News reports said Hassan Rohani, 68, submitted the necessary paperwork on April 14, the fourth day of the registration period.
Several high-profile candidates are hoping to challenge Rohani in the May 19 election, including former hard-line President Mahmud Ahmadinejad and his close ally Hamid Baghaei, both of whom filed to run earlier in the week.
But many observers consider Ebrahim Raisi, a hard-line cleric close to Supreme Leader Ayatollah Ali Khamenei, to be Rohani's main rival.

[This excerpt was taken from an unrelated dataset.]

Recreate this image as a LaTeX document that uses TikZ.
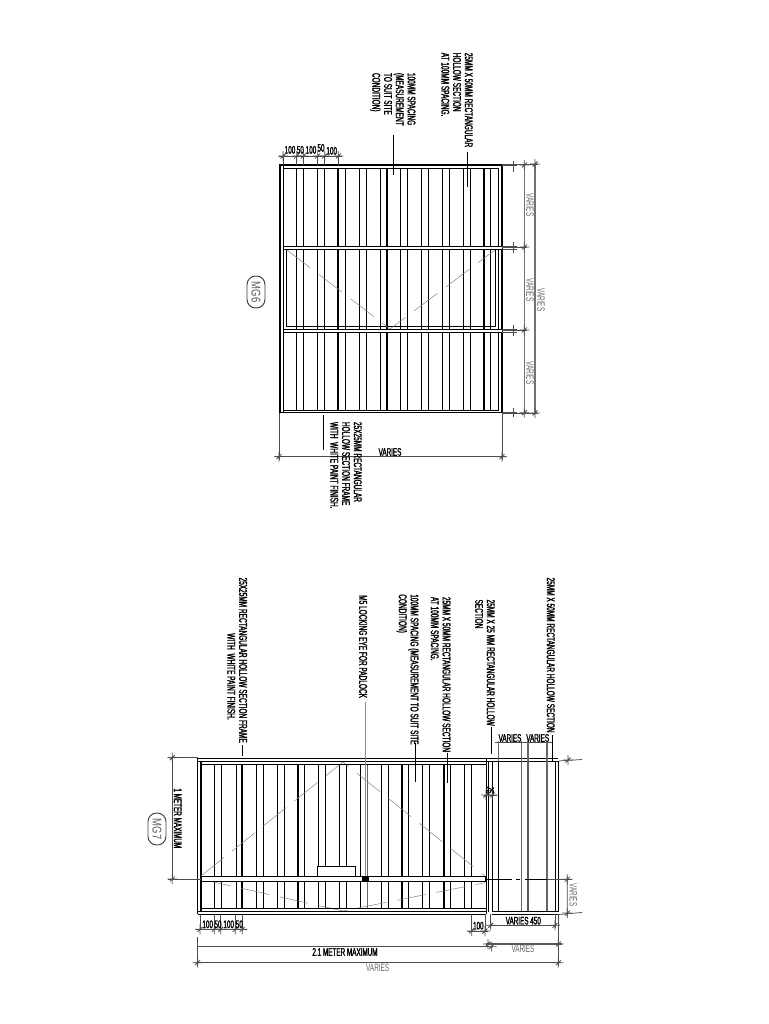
\documentclass[tikz,border=0pt]{standalone}
\usepackage{fontspec}
\newfontfamily\drawfont[FakeStretch=0.58,FakeBold=1.6]{Liberation Sans}
\newfontfamily\grayfont[FakeStretch=0.6]{Liberation Sans}
\newfontfamily\bubblefont[FakeStretch=0.75]{Liberation Sans}
\tikzset{
  frame/.style={line width=1pt,black},
  bar/.style={line width=.75pt,black},
  thickbar/.style={line width=1.3pt,black},
  dim/.style={line width=.55pt,black!70},
  graydim/.style={line width=.8pt,black!55},
  leader/.style={line width=.75pt,black},
  diag/.style={line width=.35pt,black!50,dash pattern=on 22pt off 8pt},
  note/.style={rotate=-90,anchor=north west,align=left,inner sep=0pt,font=\drawfont\fontsize{8.4}{8.8}\selectfont},
  dimtext/.style={inner sep=0pt,font=\drawfont\fontsize{8.2}{8.8}\selectfont},
  graytext/.style={inner sep=0pt,text=black!60,font=\grayfont\fontsize{8}{8.8}\selectfont},
  bubble/.style={draw=black!75,line width=.7pt,rounded corners=6.5pt,minimum width=24pt,minimum height=13.5pt,inner sep=0pt,rotate=-90,text=black!65,font=\bubblefont\fontsize{9.5}{10}\selectfont}
}
\newcommand{\tk}[2]{\draw[dim] (#1-5,#2) -- (#1+5,#2) (#1,#2-5) -- (#1,#2+5) (#1-2.5,#2+2.5) -- (#1+2.5,#2-2.5);}
\begin{document}
\begin{tikzpicture}[x=.75pt,y=-.75pt]
\useasboundingbox (0,0) rectangle (768,1024);
\fill[white] (0,0) rectangle (768,1024);

%% ===== TOP GATE =====
\foreach \x in {296.7,303.3,317.7,324.7,345.3,359.3,366.3,380.3,400.7,407.7,421.7,428.7,442.3,449.3,463.3,470.3,490.7}
  \draw[bar] (\x,168) -- (\x,410);
\foreach \x in {338.3,387,483.7}
  \draw[thickbar] (\x,168) -- (\x,410);
\draw[bar] (286.7,249.3) -- (286.7,326) -- (495,326) -- (495,249.3);
\draw[diag] (287,250) -- (390,329) -- (495,250);
\draw[frame] (280,165) rectangle (502,412.7);
\draw[bar] (283.5,165) -- (283.5,412) (498.7,168) -- (498.7,410.5);
\draw[bar] (283.5,168.5) -- (498.7,168.5) (283.5,410.3) -- (498.7,410.3);
\filldraw[fill=white,draw=black,line width=.7pt] (283.5,246) rectangle (502,249.3);
\filldraw[fill=white,draw=black,line width=.7pt] (283.5,329.3) rectangle (502,332.3);
% top dims
\draw[dim] (279,156) -- (342,156);
\foreach \x in {283,296.7,303.3,317.7,324.7,338.3} {\tk{\x}{156}\draw[dim] (\x,156)--(\x,165);}
\node[dimtext] (t1) at (290,154) [anchor=south] {100};
\node[dimtext] (t2) at (300.3,154) [anchor=south] {50};
\node[dimtext] (t3) at (311,154) [anchor=south] {100};
\node[dimtext] (t4) at (321,152) [anchor=south] {50};
\node[dimtext] (t5) at (331.7,155) [anchor=south] {100};
% right dims
\foreach \y in {165,246,249.3,329.3,332.3,412.7} \draw[dim] (502,\y) -- (517,\y);
\draw[dim] (513,161) -- (513,172) (513,242) -- (513,253) (513,325) -- (513,336) (513,408) -- (513,417);
\draw[graydim] (524.3,165) -- (524.3,412.7);
\draw[graydim] (535,164) -- (535,413);
\foreach \y in {165,247,330,412.7} {\tk{524.3}{\y}}
\tk{535}{164}\tk{535}{413}
\draw[dim] (502,164) -- (538,164) (502,413) -- (538,413) (502,247) -- (527,247) (502,330) -- (527,330);
\node[graytext,rotate=-90] (v1) at (530,205) {VARIES};
\node[graytext,rotate=-90] (v2) at (530,290) {VARIES};
\node[graytext,rotate=-90] (v3) at (530,373) {VARIES};
\node[graytext,rotate=-90] (v4) at (541,300) {VARIES};
% bottom dim
\draw[dim] (279,412.7) -- (279,460) (502,412.7) -- (502,460) (275,456.7) -- (506,456.7);
\tk{279}{456.7}\tk{502}{456.7}
\node[dimtext] (v5) at (390,452) {VARIES};
% notes
\node[note] (n1) at (473,52.5) {25MM X 50MM RECTANGULAR\\HOLLOW SECTION\\AT 100MM SPACING.};
\draw[leader] (467.7,151.7) -- (467.7,186.7);
\node[note] (n2) at (415.7,72.7) {100MM SPACING\\(MEASUREMENT\\TO SUIT SITE\\CONDITION)};
\draw[leader] (393.3,135) -- (393.3,175);
\node[note] (n3) at (362,421.7) {25X25MM RECTANGULAR\\HOLLOW SECTION FRAME\\WITH\ \ WHITE PAINT FINISH.};
\draw[leader] (323.3,415) -- (323.3,450);
\node[bubble] (b1) at (256,292) {MG6};

%% ===== BOTTOM GATE =====
\foreach \x in {214.3,221.7,236,256,263.3,277.3,284.3,304.7,318.3,325.7,339.7,346.7,360.3,381.7,388.7,408.7,422.7,429.7,450,464.3,471.3}
  \draw[bar] (\x,764) -- (\x,908);
\foreach \x in {242.3,297.7,402,443.7}
  \draw[thickbar] (\x,764) -- (\x,908);
\draw[line width=.7pt,black!60] (367.3,764) -- (367.3,908);
\draw[thickbar] (201,761) -- (201,912);
\draw[diag] (201,876) -- (343,762) -- (485,876);
\draw[diag] (201.7,879.3) -- (343,911) -- (485,882.7);
\draw[bar] (197.7,758.3) -- (197.7,914.3);
\draw[bar] (197.7,758.3) -- (558.3,758.3);
\draw[bar] (197.7,761.2) -- (558.3,761.2);
\draw[bar] (201,764.3) -- (486,764.3);
\draw[bar] (201,908.3) -- (486,908.3);
\draw[bar] (197.7,911.7) -- (486,911.7);
\draw[bar] (197.7,914.3) -- (486,914.3);
\draw[bar] (486,758.3) -- (486,914.3);
\filldraw[fill=white,draw=black,line width=.7pt] (201,876) rectangle (485,881.7);
\filldraw[fill=white,draw=black,line width=.6pt] (317.7,866.7) rectangle (355.7,876);
\fill[black] (361.5,876.5) rectangle (368.5,881);
% right panel
\foreach \x in {488.3,492.3,498.3,555,558.3} \draw[bar] (\x,761) -- (\x,911.7);
\foreach \x in {521.7,547} \draw[line width=1.1pt,black!60] (\x,761) -- (\x,911.7);
\draw[line width=1pt,black!65] (528,761) -- (528,911.7);
\draw[bar] (492,911.7) -- (558.3,911.7) (492,914.3) -- (558.3,914.3);
\draw[bar] (486,879.3) -- (512,879.3) (516,879.3) -- (520,879.3) (525,879.3) -- (547,879.3);
\draw[dim] (547,879.3) -- (572,879.3);
% bottom dims
\draw[dim] (196,929.3) -- (246.7,929.3);
\foreach \x in {200,214.3,220.7,235.3,242.3} {\tk{\x}{929.3}\draw[dim] (\x,914)--(\x,929.3);}
\node[dimtext] (d1) at (207.7,924.3) {100};
\node[dimtext] (d2) at (218,924.3) {50};
\node[dimtext] (d3) at (228.7,924.3) {100};
\node[dimtext] (d4) at (239.3,924.3) {50};
\draw[dim] (467.7,931) -- (488,931);
\foreach \x in {471.7,485} {\tk{\x}{931}\draw[dim] (\x,914)--(\x,931);}
\node[dimtext] (d5) at (478.3,925.7) {100};
\draw[dim] (490.7,925.3) -- (555,925.3) (490.7,914) -- (490.7,928) (555,914) -- (555,928);
\tk{490.7}{925.3}\tk{555}{925.3}
\node[dimtext] (d6) at (523.3,920.7) {VARIES 450};
\draw[dim] (197.7,937) -- (197.7,966) (558.3,914) -- (558.3,966);
\draw[line width=.8pt,black!70] (197.7,946.7) -- (491.7,946.7);
\tk{491.7}{946.7}
\node[dimtext] (d7) at (345,952) {2.1 METER MAXIMUM};
\draw[line width=1pt,black!65] (486,944) -- (561.7,944);
\tk{488}{944}\tk{558.3}{944}
\node[graytext] (d8) at (523,949.3) {VARIES};
\draw[dim] (195,962.7) -- (561,962.7);
\tk{197.7}{962.7}\tk{558.3}{962.7}
\node[graytext] (d9) at (377.7,967.7) {VARIES};
% left dim
\draw[dim] (172.3,757.7) -- (172.3,879);
\draw[dim] (168,757.7) -- (197.7,757.7) (168,879) -- (201,879);
\tk{172.3}{757.7}\tk{172.3}{879}
\node[dimtext,rotate=-90] (d10) at (177.7,818.3) {1 METER MAXIMUM};
\node[bubble] (b2) at (157,829) {MG7};
% right dim
\draw[dim] (567.3,876.7) -- (567.3,916.7) (558.3,914.5) -- (582,912.5);
\tk{567.3}{879.3}\tk{567.3}{913}
\node[graytext,rotate=-90] (d11) at (573.3,895) {VARIES};
\draw[dim] (558.3,761) -- (582,759.5);
\tk{568}{760}
% small 25
\node[dimtext,rotate=-90] (d12) at (490,790) {25};
\draw[dim] (484,795) -- (497,795);
\tk{486}{795}\tk{492.3}{795}
% top panel dim
\draw[dim] (495,742.7) -- (551.7,742.7);
\foreach \x in {498.3,521.7,528,547} \draw[line width=.8pt,black!60] (\x,741) -- (\x,761);
\node[dimtext] (d13) at (510,738) {VARIES};
\node[dimtext] (d14) at (537.7,738) {VARIES};
% notes
\node[note] (n4) at (247.3,577.3) {25X25MM RECTANGULAR HOLLOW SECTION FRAME};
\node[note] (n5) at (235.5,633) {WITH\ \ WHITE PAINT FINISH.};
\draw[leader] (242.7,745) -- (242.7,756);
\node[note] (n6) at (367.3,595) {M5 LOCKING EYE FOR PADLOCK};
\draw[line width=.6pt,black!45] (365.7,701.7) -- (365.7,876);
\node[note] (n7) at (419,594) {100MM SPACING (MEASUREMENT TO SUIT SITE\\CONDITION)};
\draw[leader] (415,743) -- (415,782);
\node[note] (n8) at (450.7,596.7) {25MM X 50MM RECTANGULAR HOLLOW SECTION\\AT 100MM SPACING.};
\draw[leader] (447.7,752.7) -- (447.7,782.7);
\node[note] (n9) at (495,599.3) {25MM X 25 MM RECTANGULAR HOLLOW\\SECTION};
\draw[leader] (491,726.7) -- (491,754.3);
\node[note] (n10) at (555,577.3) {25MM X 50MM RECTANGULAR HOLLOW SECTION};
\draw[leader] (552.3,735) -- (552.3,760.7);
\end{tikzpicture}
\end{document}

Raisi has promised to run a campaign aimed at fighting poverty and corruption in the country.
Ahmadinejad, meanwhile, is best known as a fierce and outspoken conservative whose views on Israel generated international criticism while he was president.
He left office in 2013 amid rumors of a falling-out with Khamenei and with the opposition still simmering over mass arrests and violence in a crackdown following protests over alleged irregularities in Ahmadinejad's reelection in 2009.

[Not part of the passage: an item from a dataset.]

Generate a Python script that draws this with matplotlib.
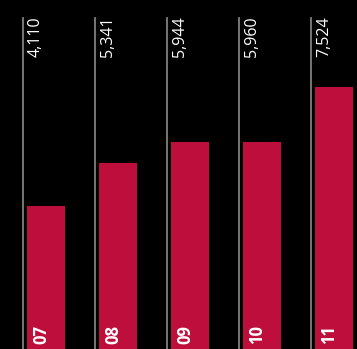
import matplotlib
matplotlib.use("Agg")
import matplotlib.pyplot as plt
import matplotlib.transforms as mtransforms

years = ["07", "08", "09", "10", "11"]
values = [4110, 5341, 5944, 5960, 7524]
value_labels = ["4,110", "5,341", "5,944", "5,960", "7,524"]

bar_color = "#BE0E3C"
line_color = "#8C8C8C"

fig = plt.figure(figsize=(3.57, 3.49), dpi=100, facecolor="black")
ax = fig.add_axes([0, 0, 1, 1], facecolor="black")

step = 72.0  # pixels between groups
ax.set_xlim(-23 / step, (357 - 23) / step)
ax.set_ylim(0, 10040)

xs = list(range(len(values)))
ax.bar([x + 4 / step for x in xs], values, width=38 / step, align="edge",
       color=bar_color, zorder=2)

trans = mtransforms.blended_transform_factory(ax.transData, ax.transAxes)
for x, lab, yr in zip(xs, value_labels, years):
    ax.axvline(x, ymin=0, ymax=1 - 18 / 349, color=line_color, lw=1.2, zorder=1)
    ax.text(x + 5 / step, 1 - 16 / 349, lab, transform=trans, rotation=90,
            ha="left", va="top", color="white", fontsize=11.5,
            family="Open Sans")
    ax.text(x + 9 / step, 5 / 349, yr, transform=trans, rotation=90,
            ha="left", va="bottom", color="white", fontsize=12,
            family="Open Sans", fontweight="bold", zorder=3)

ax.axis("off")
fig.savefig("out.png", dpi=100, facecolor="black")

Despite the notoriety and popularity of some of Rohani's main challengers, It is unclear whether the Guardians Council -- the agency that vets all candidates before they can appear on the ballot -- will approve the bids.

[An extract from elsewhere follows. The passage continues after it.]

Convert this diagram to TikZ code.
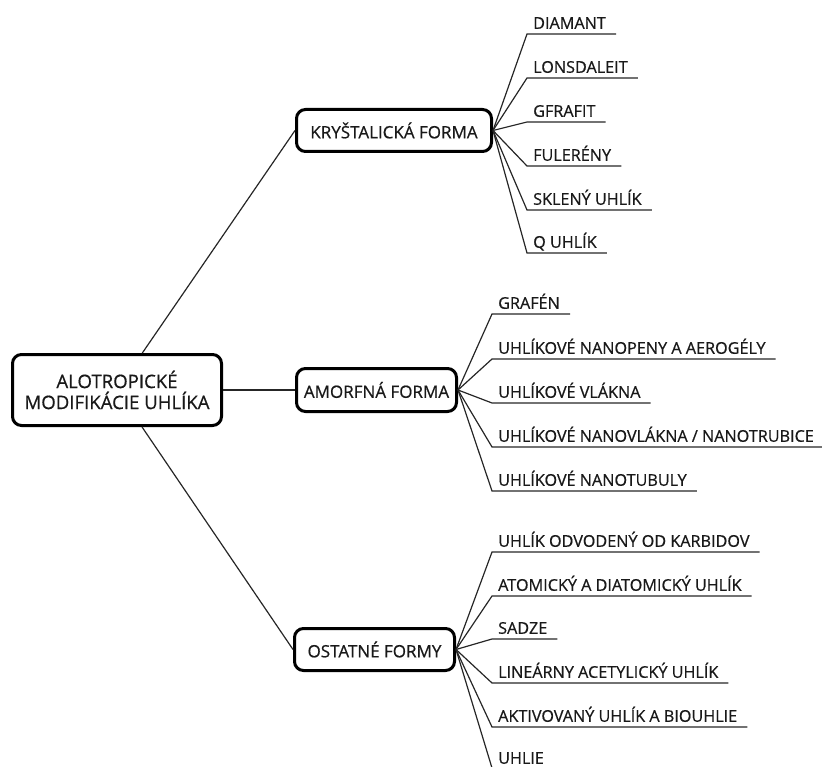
\documentclass[tikz,border=0pt]{standalone}
\usepackage{fontspec}
\setmainfont{Open Sans}[FakeBold=0.6]
\begin{document}
\begin{tikzpicture}[x=1pt,y=-1pt,
  box/.style={draw, line width=3pt, rounded corners=9pt, fill=white, align=center, inner sep=0pt, text=black!90},
  rootbox/.style={box, minimum width=209pt, minimum height=71pt, font=\fontsize{18.6}{21}\selectfont},
  formbox/.style={box, minimum height=42pt, font=\fontsize{17}{19}\selectfont},
  leaf/.style={anchor=south west, inner xsep=6pt, inner ysep=5pt, text depth=0pt, text=black!90, font=\fontsize{16.2}{18}\selectfont},
  link/.style={line width=1.2pt, black!85}]
\useasboundingbox (0,0) rectangle (822,767);

\node[rootbox] (root) at (117,390) {ALOTROPICKÉ\\MODIFIKÁCIE UHLÍKA};
\node[formbox, minimum width=195pt] (kf) at (394,130.5) {KRYŠTALICKÁ FORMA};
\node[formbox, minimum width=160pt, minimum height=43pt] (af) at (376.5,390) {AMORFNÁ FORMA};
\node[formbox, minimum width=160pt] (of) at (374.5,649.5) {OSTATNÉ FORMY};

\draw[link] (root) -- (kf.west);
\draw[link] (root) -- (af.west);
\draw[link] (root) -- (of.west);

% crystalline
\node[leaf] (k1) at (527,34) {DIAMANT};
\node[leaf] (k2) at (527,78) {LONSDALEIT};
\node[leaf] (k3) at (527,122) {GFRAFIT};
\node[leaf] (k4) at (527,166) {FULERÉNY};
\node[leaf] (k5) at (527,210) {SKLENÝ UHLÍK};
\node[leaf] (k6) at (527,253) {Q UHLÍK};
\foreach \n in {k1,k2,k3,k4,k5,k6}
  \draw[link] (kf.east) -- (\n.south west) -- ([xshift=4pt]\n.south east);

% amorphous
\node[leaf] (a1) at (492,314) {GRAFÉN};
\node[leaf] (a2) at (492,359) {UHLÍKOVÉ NANOPENY A AEROGÉLY};
\node[leaf] (a3) at (492,403) {UHLÍKOVÉ VLÁKNA};
\node[leaf] (a4) at (492,447) {UHLÍKOVÉ NANOVLÁKNA / NANOTRUBICE};
\node[leaf] (a5) at (492,491) {UHLÍKOVÉ NANOTUBULY};
\foreach \n in {a1,a2,a3,a4,a5}
  \draw[link] (af.east) -- (\n.south west) -- ([xshift=4pt]\n.south east);

% other
\node[leaf] (o1) at (492,552) {UHLÍK ODVODENÝ OD KARBIDOV};
\node[leaf] (o2) at (492,596) {ATOMICKÝ A DIATOMICKÝ UHLÍK};
\node[leaf] (o3) at (492,639) {SADZE};
\node[leaf] (o4) at (492,683) {LINEÁRNY ACETYLICKÝ UHLÍK};
\node[leaf] (o5) at (492,727) {AKTIVOVANÝ UHLÍK A BIOUHLIE};
\node[leaf, inner ysep=4pt] (o6) at (492,768) {UHLIE};
\foreach \n in {o1,o2,o3,o4,o5,o6}
  \draw[link] (of.east) -- (\n.south west) -- ([xshift=4pt]\n.south east);
\end{tikzpicture}
\end{document}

The council routinely disqualifies those it regards as a threat to the clerical establishment, including unelected officials.
In 2013 the council prevented ex-President Akbar Hashemi Rafsanjani, who died earlier this year, from running again for the same office.
A final list of the candidates cleared to run is due to be released by April 27.
The 2015 nuclear deal negotiated by the Rohani administration lifted crippling economic sanctions in return for Tehran's curbing of its nuclear ambitions.
Since the deal went into effect, Iran has resumed selling oil and signed deals worth billions of dollars to replace its aging commercial airline inventory.
Critics have complained that economic benefits have yet to trickle down to average Iranians.